銀座という場所
銀座……、仰々しい名前ですね。歴史に精通している方はご存じと思いますが、銀貨を鋳造・鑑定・検印していた場所がその名前の由来であります。江戸幕府が始まるまで通貨、貨幣はバラバラだったんですね。最終的には銀貨を統一しようと、今の銀座で貨幣製造が行われていたのです。二度の大火を経て文明開化の象徴として街並みが整備され、階級の高い顧客を相手とする商人が進出して賑わいました。その繁栄にあやかりたいと各地に『〇〇銀座』が登場したそうです。日本に『銀座』と名の付く所が約三五〇も存在するのはその為です。ここで皆さんは銀座があるなら、金座があってもいいのではないか、とお思いになりませんか? 在ったんですね。現在の日本銀行本店がある場所がそうでした。銀貨と同じように金貨鋳造の場所でした。ご興味がある方は「金座通り」を歩いて歴史を感じられるのも良いかと思います。さて、銀座とひとことに言っても広いです。ちなみに高級クラブの多くが六丁目から八丁目に立ち並んでいます。私が銀座デビューを飾ったのも並木通りにある八丁目のお店でした。

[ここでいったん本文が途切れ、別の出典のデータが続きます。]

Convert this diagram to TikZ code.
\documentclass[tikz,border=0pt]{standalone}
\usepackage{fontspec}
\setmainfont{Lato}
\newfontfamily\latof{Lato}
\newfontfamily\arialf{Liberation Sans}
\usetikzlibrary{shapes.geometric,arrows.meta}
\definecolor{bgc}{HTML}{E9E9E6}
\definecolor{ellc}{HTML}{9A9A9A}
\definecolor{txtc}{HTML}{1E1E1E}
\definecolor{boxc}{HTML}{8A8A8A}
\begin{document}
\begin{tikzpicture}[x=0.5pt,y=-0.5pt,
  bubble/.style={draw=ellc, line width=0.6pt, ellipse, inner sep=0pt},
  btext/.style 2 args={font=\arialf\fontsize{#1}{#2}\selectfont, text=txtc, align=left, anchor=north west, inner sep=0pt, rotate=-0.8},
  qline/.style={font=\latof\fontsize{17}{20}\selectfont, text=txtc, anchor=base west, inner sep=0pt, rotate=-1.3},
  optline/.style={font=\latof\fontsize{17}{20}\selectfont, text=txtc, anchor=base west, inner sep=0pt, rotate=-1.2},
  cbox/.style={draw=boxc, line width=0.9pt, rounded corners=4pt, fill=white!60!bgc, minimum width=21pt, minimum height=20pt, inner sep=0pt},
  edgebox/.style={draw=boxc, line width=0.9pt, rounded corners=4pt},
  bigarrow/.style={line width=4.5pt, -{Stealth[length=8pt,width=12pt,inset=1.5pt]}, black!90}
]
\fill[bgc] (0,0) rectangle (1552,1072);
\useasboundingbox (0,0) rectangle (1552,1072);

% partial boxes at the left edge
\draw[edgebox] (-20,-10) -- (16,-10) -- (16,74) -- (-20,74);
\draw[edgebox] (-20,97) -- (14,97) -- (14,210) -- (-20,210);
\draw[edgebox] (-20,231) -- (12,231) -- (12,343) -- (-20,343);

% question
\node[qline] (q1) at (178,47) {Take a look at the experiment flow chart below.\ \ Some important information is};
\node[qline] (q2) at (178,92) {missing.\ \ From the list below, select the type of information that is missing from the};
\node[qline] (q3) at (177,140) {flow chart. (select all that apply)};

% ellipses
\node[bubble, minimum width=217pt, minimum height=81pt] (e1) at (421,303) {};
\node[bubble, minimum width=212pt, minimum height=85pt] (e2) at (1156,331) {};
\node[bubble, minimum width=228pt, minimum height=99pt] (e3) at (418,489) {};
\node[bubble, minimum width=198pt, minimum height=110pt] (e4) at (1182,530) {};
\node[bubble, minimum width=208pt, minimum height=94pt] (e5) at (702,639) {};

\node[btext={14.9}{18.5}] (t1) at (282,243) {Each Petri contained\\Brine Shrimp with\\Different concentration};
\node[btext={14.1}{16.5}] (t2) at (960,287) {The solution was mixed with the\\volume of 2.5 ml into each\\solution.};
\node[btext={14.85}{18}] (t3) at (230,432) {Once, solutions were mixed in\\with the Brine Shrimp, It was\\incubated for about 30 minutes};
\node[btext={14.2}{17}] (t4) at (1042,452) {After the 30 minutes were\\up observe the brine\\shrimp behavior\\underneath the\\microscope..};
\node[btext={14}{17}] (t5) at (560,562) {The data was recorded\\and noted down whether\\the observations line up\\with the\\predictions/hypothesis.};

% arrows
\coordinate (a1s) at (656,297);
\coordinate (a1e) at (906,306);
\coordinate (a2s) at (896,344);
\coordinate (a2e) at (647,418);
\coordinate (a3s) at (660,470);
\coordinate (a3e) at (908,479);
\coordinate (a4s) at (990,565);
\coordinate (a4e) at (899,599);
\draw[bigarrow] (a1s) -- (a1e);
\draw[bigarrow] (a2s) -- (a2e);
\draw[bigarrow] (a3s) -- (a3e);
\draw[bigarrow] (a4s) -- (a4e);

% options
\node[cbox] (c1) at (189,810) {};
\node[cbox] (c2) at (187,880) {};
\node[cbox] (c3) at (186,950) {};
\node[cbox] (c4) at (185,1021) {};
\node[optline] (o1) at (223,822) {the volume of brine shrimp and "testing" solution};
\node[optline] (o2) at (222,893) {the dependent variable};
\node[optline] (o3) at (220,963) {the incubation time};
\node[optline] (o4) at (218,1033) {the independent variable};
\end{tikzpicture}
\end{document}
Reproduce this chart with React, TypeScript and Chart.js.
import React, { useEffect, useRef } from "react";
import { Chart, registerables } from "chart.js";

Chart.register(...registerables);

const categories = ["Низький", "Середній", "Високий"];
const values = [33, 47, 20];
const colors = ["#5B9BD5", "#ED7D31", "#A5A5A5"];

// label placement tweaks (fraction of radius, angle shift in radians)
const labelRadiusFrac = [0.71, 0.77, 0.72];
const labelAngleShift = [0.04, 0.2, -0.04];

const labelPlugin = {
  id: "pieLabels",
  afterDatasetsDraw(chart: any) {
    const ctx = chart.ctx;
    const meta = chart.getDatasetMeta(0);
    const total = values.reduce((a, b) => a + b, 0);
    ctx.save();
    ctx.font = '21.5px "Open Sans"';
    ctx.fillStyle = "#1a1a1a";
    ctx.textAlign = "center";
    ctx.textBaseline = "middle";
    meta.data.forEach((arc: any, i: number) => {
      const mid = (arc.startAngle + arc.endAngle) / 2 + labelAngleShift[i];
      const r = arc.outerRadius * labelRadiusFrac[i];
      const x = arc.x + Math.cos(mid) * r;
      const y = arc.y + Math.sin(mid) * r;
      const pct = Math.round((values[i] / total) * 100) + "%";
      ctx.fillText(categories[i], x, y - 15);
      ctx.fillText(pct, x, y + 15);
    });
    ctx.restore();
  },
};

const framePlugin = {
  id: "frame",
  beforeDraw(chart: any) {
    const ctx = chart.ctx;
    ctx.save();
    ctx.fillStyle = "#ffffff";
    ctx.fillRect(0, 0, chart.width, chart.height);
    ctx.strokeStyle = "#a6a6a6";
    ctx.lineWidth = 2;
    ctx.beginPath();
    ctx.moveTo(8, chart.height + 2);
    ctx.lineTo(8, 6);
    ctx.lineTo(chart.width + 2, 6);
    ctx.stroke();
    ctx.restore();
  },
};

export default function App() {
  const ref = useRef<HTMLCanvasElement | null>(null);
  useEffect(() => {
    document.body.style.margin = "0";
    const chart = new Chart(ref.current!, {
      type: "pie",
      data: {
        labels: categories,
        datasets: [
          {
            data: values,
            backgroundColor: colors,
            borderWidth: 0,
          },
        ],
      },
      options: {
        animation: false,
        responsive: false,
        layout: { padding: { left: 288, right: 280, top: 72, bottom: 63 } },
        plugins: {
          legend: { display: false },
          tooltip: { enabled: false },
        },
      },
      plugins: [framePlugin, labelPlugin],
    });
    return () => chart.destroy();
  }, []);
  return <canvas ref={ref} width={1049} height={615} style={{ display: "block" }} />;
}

「アンタ、昼の仕事辞めて夜一本にしぃ。銀座においで」北新地でお世話になっていたママの一言がはじまりでした。
ママは銀座にもお店を持っていたのです。田舎の『イモ娘』と呼ばれ、しかも週二回のバイトの私が? 勿論、迷いが無かった訳ではありません。でも、不安以上に面白そうという気持ちの方が勝っていました。それに、私はその時既に二十代後半。勝負するなら今しかありません。
そしてもう一つ、私なんかを目に掛けて期待してくれる人がいるんだと思うと、とびきり嬉しかったんです。会社員として決められたルーティーンの下で働くよりも、マニュアルの無い世界で自分を成長させていく事の方が、人生にとって何百倍価値があるだろうか、とも思いました。「ママに騙されてんで」とか「東京で人身売買に遭うで」とか脅かすお客様もいらっしゃいましたよ。特に、ご贔屓のお客様なんかは父親の如く怒り狂って反対して下さいました。「お前なんかに出来へん! 夜の世界は思うてる以上に厳しいところや!」それでも、最終的に自分の気持ちには抗えません。
私は昼職を辞め、銀座と言う歴史深い街に身を置く事になりました。